Sobrevivir a la campaña electoral
«Campaña electoral es ya sinónimo de confrontación; en algo estamos equivocándonos cuando los procesos electorales socavan el espíritu democrático»
Siempre que escuchaba a alguien decir que las elecciones son la fiesta de la democracia tenía que contenerme (¿qué buena fiesta empieza un domingo a las nueve de la mañana?). Pero les confieso que ahora estoy con los cursis: tengo en la nevera una botella de champán esperando al domingo para ser descorchada. El matiz es que yo no brindaré por el sufragio universal, sino por el fin de la campaña electoral. Las campañas electorales, tal y como las conocemos, son una enfermedad de las democracias, y por eso llegar a su final vivos (¡y demócratas!) bien merece una celebración.
Es sabido que existen escenarios capaces de sacudir cualquier democracia: crisis económicas, desastres naturales, atentados terroristas. Todas ellas son circunstancias exógenas, pero las campañas electorales son parte de la democracia y, como cualquier otra enfermedad autoinmune, la corroen desde dentro. Los partidos suben el tono y bajan el nivel hasta cotas siempre superables. Las palabras se afilan y las bases prenden. Se multiplican los actores: ya no tenemos que soportar sólo a nuestro alcalde, también a los cinco candidatos a sustituirle. Y claro, todos se ven forzados a distinguirse de sus adversarios y, por desgracia, sólo conocen dos formas de hacerlo: denigrándose a sí mismos con alguna coreografía o denigrando a sus rivales con juicios altisonantes. La deshumanización llega hasta la caricatura, y esto facilita que sea sacudido en los medios y las redes como una piñata.
«La victoria es más importante que la convivencia»
La toxicidad del adviento electoral es fácil de resumir: la victoria es más importante que la convivencia. Los candidatos recurren a tácticas socialmente divisivas y explotan esas divisiones en su beneficio. El resultado es un entorno político deletéreo, caracterizado por una mayor polarización, hostilidad y falta de cooperación entre las distintas facciones. Campaña electoral es ya sinónimo de confrontación; en algo estamos equivocándonos cuando los procesos electorales, consustanciales a la democracia, socavan el espíritu democrático.

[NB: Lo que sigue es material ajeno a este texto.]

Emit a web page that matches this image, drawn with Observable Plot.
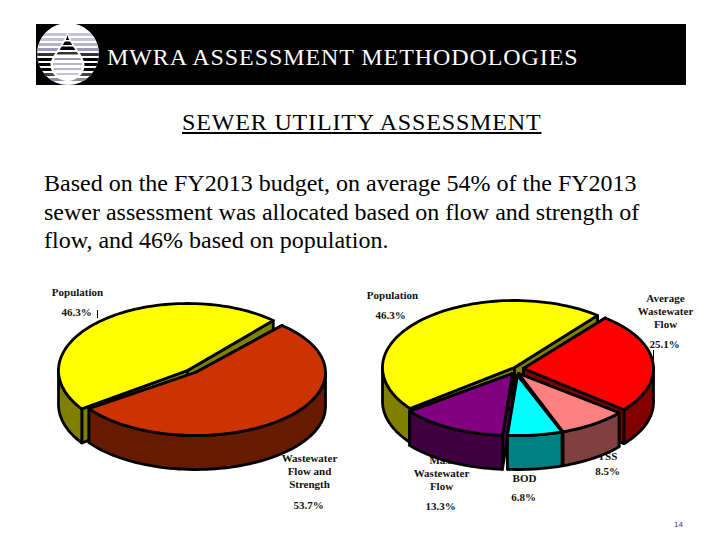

El fin de la campaña no será el fin del populismo, como el final de la campaña de Navidad nunca es el fin del consumismo. Pero podemos ser optimistas: los candidatos desaparecerán, y los electos rebajarán la inflación de frases hechas, eslóganes infantiles y promesas absurdas. Me gustaría decir que volverán esos debates políticos de fondo que la campaña ha relegado a un segundo plano, pero para volver es necesario haber estado. Intento ser optimista, pero no soy ingenuo: formados los gobiernos, nuestros políticos no empezarán a tratarnos como a ciudadanos maduros, pero por lo menos saldremos de esta insoportable condición de borregos con derecho a voto a la que nos tienen reducidos.